**The request**
Reproduce the listing below exactly, beginning with its first line and ending with the line that holds "import pandas as pd"; pictures are not part of the copy.

**Collected material**
-- Start --

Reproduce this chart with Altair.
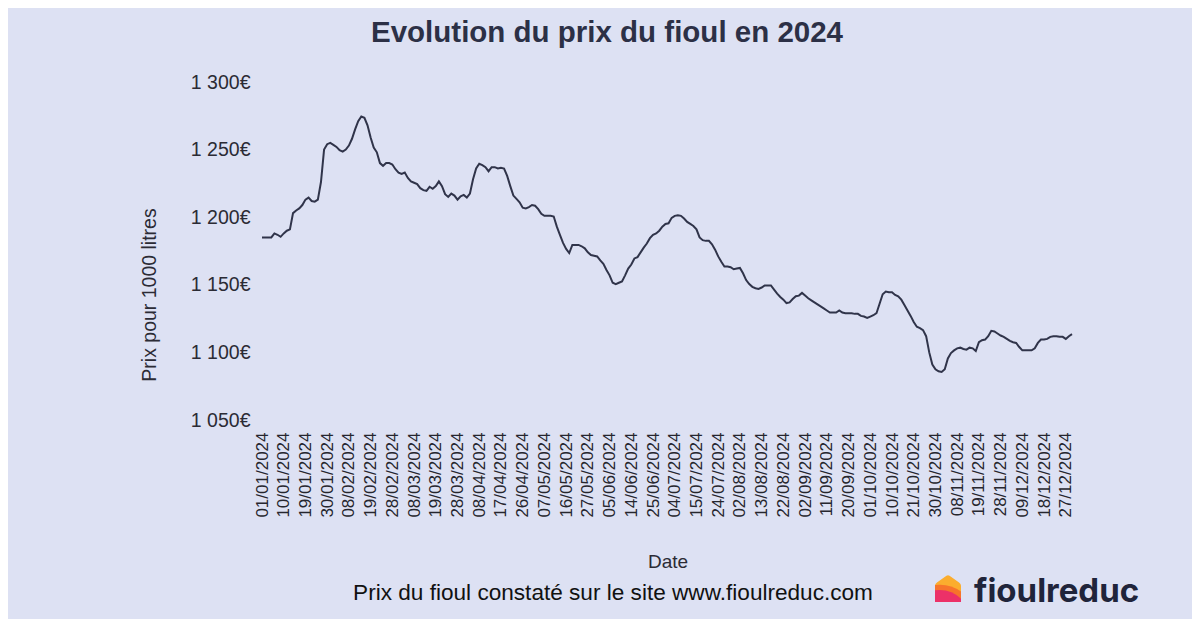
import altair as alt
import pandas as pd

# ---- data ----
PRICES_JAN = [1185, 1185, 1185, 1185, 1188, 1187, 1185.5, 1188, 1190, 1191, 1203, 1205,
              1206.5, 1209, 1213, 1214.5, 1212, 1211.5, 1213, 1226, 1250, 1254, 1255]
PRICES_FEB = [1253.5, 1252, 1249.5, 1248.5, 1250, 1253, 1258, 1265, 1271, 1274.5, 1273.5,
              1268, 1259, 1251.5, 1248, 1240, 1238, 1240, 1240, 1239, 1235.5]
PRICES_MAR = [1233, 1232, 1233, 1229, 1226.5, 1225.5, 1224.5, 1221.5, 1220, 1219.5, 1222.5,
              1221, 1223, 1226.5, 1223, 1217, 1215, 1217.5, 1216, 1213, 1215.5]
PRICES_APR = [1216.5, 1214.5, 1217.5, 1228, 1236, 1239.5, 1238.5, 1237, 1234, 1237, 1237,
              1236, 1236.5, 1236, 1230.5, 1223, 1216, 1213.5, 1211, 1207, 1206.5, 1207.5]
PRICES_MAY = [1209, 1208.5, 1206, 1202.5, 1201, 1201, 1201, 1200.5, 1193, 1187, 1181, 1176.5,
              1173.5, 1179.5, 1179.5, 1179.5, 1178.5, 1177, 1174, 1172, 1171.5, 1171, 1168]
PRICES_JUN = [1165.5, 1161, 1157, 1151.5, 1150.5, 1151.5, 1152.5, 1157, 1162, 1165, 1169.5,
              1170.5, 1174, 1177.5, 1180.5, 1184.5, 1187, 1188, 1190, 1193]
PRICES_JUL = [1195, 1195.5, 1199.5, 1201, 1201.5, 1201, 1199, 1196.5, 1195, 1193.5, 1191, 1185,
              1183, 1182.5, 1182.5, 1180, 1176, 1171, 1167, 1163.5, 1163.5, 1163, 1161.5]
PRICES_AUG = [1162, 1162.5, 1158.5, 1153.5, 1150.5, 1148.5, 1147.5, 1147, 1148, 1149.5, 1149.5,
              1149.5, 1146.5, 1143.5, 1141, 1139, 1136.5, 1137, 1139.5, 1141.5, 1142, 1144]
PRICES_SEP = [1142, 1140, 1138.5, 1137, 1135.5, 1134, 1132.5, 1131, 1129.5, 1129.5, 1129.5,
              1131, 1129.5, 1129, 1129, 1129, 1128.5, 1128.5, 1127, 1126.5, 1125.5]
PRICES_OCT = [1126.5, 1127.5, 1129, 1136, 1143, 1145, 1144.5, 1144.5, 1142.5, 1141.5, 1139,
              1135, 1131, 1127, 1122.5, 1119, 1118, 1116.5, 1112, 1100, 1091, 1087.5, 1086]
PRICES_NOV = [1085.5, 1087.5, 1095.5, 1099.5, 1101.5, 1103, 1103.5, 1102.5, 1102, 1103.5, 1103,
              1101, 1107.5, 1109, 1109.5, 1112, 1116, 1115.5, 1114, 1112.5, 1111.5]
PRICES_DEC = [1110, 1108.5, 1107.5, 1107, 1104, 1101.5, 1101.5, 1101.5, 1101.5, 1103, 1107,
              1109.5, 1109.5, 1110, 1111.5, 1112, 1112, 1111.5, 1111.5, 1110, 1112, 1113.5]

PRICES = (PRICES_JAN + PRICES_FEB + PRICES_MAR + PRICES_APR + PRICES_MAY + PRICES_JUN +
          PRICES_JUL + PRICES_AUG + PRICES_SEP + PRICES_OCT + PRICES_NOV + PRICES_DEC)

# business days of 2024 (categories of the x axis)
DATES = list(pd.bdate_range("2024-01-01", "2024-12-31").strftime("%d/%m/%Y"))

TICK_LABELS = ["01/01/2024", "10/01/2024", "19/01/2024", "30/01/2024", "08/02/2024",
               "19/02/2024", "28/02/2024", "08/03/2024", "19/03/2024", "28/03/2024",
               "08/04/2024", "17/04/2024", "26/04/2024", "07/05/2024", "16/05/2024",
               "27/05/2024", "05/06/2024", "14/06/2024", "25/06/2024", "04/07/2024",
               "15/07/2024", "24/07/2024", "02/08/2024", "13/08/2024", "22/08/2024",
               "02/09/2024", "11/09/2024", "20/09/2024", "01/10/2024", "10/10/2024",
               "21/10/2024", "30/10/2024", "08/11/2024", "19/11/2024", "28/11/2024",
               "09/12/2024", "18/12/2024", "27/12/2024"]
Y_TICKS = [1050, 1100, 1150, 1200, 1250, 1300]

TITLE = "Evolution du prix du fioul en 2024"
Y_TITLE = "Prix pour 1000 litres"
X_TITLE = "Date"
FOOTER = "Prix du fioul constaté sur le site www.fioulreduc.com"
BRAND = "fioulreduc"

assert len(PRICES) == len(DATES)

df = pd.DataFrame({"date": DATES, "prix": PRICES})

BG = "#dde1f3"
INK = "#2c3046"
FONT = "Liberation Sans"

W, H = 810, 338

line = alt.Chart(df).mark_line(color="#30344a", strokeWidth=2).encode(
    x=alt.X("date:O", sort=DATES,
            scale=alt.Scale(type="point", padding=0),
            axis=alt.Axis(values=TICK_LABELS, labelAngle=270, labelPadding=12,
                          domain=False, ticks=False, grid=False, title=None,
                          labelFont=FONT, labelFontSize=17, labelColor="#26262e")),
    y=alt.Y("prix:Q",
            scale=alt.Scale(domain=[1050, 1300], nice=False, zero=False),
            axis=alt.Axis(values=Y_TICKS, domain=False, ticks=False, grid=False,
                          title=None, labelPadding=12,
                          labelExpr="replace(format(datum.value, ','), ',', ' ') + '€'",
                          labelFont=FONT, labelFontSize=19.5, labelColor="#2b2b35")),
)

one = pd.DataFrame({"k": [0]})

def text_layer(txt, x, y, **kw):
    return alt.Chart(one).mark_text(text=txt, **kw).encode(
        x=alt.value(x), y=alt.value(y))

title = text_layer(TITLE, 345, -40, font=FONT, fontSize=29.5, fontWeight="bold",
                   color=INK, align="center", baseline="alphabetic")
ytitle = text_layer(Y_TITLE, -112, 213, font=FONT, fontSize=19.5, color="#2b2b35",
                    align="center", baseline="middle", angle=270)
xtitle = text_layer(X_TITLE, 406, 486, font=FONT, fontSize=19, color="#2b2b35",
                    align="center", baseline="alphabetic")
footer = text_layer(FOOTER, 351, 518, font=FONT, fontSize=22.6, color="#111111",
                    align="center", baseline="alphabetic")
brand = text_layer(BRAND, 712, 520, font="Inter", fontSize=33, fontWeight="bold",
                   color="#20243a", align="left", baseline="alphabetic")

HOUSE = "M -1 1 L -1 -0.25 Q -1 -0.4 -0.85 -0.5 L -0.12 -1.02 Q 0 -1.1 0.12 -1.02 L 0.85 -0.5 Q 1 -0.4 1 -0.25 L 1 1 Z"
BAND_MID = "M -1 1 L -1 -0.3 Q 0.1 -0.45 1 0.2 L 1 1 Z"
BAND_LOW = "M -1 1 L -1 0.1 Q 0.2 -0.05 1 0.75 L 1 1 Z"

def icon_layer(path, color):
    return alt.Chart(one).mark_point(shape=path, filled=True, fill=color, strokeWidth=0,
                                     opacity=1, size=676).encode(
        x=alt.value(686), y=alt.value(507))

icon = icon_layer(HOUSE, "#fbad2e") + icon_layer(BAND_MID, "#f7742b") + icon_layer(BAND_LOW, "#ec3168")

chart = alt.layer(line, title, ytitle, xtitle, footer, brand, icon).properties(
    width=W, height=H,
    autosize=alt.AutoSizeParams(type="none"),
    padding={"left": 254, "top": 74, "right": 120, "bottom": 199},
    background=BG,
).configure_view(strokeWidth=0)

chart.save("out.html", embed_options={"renderer": "svg", "actions": False})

-- End --

**Written response**
Reproduce this chart with Altair.
import altair as alt
import pandas as pd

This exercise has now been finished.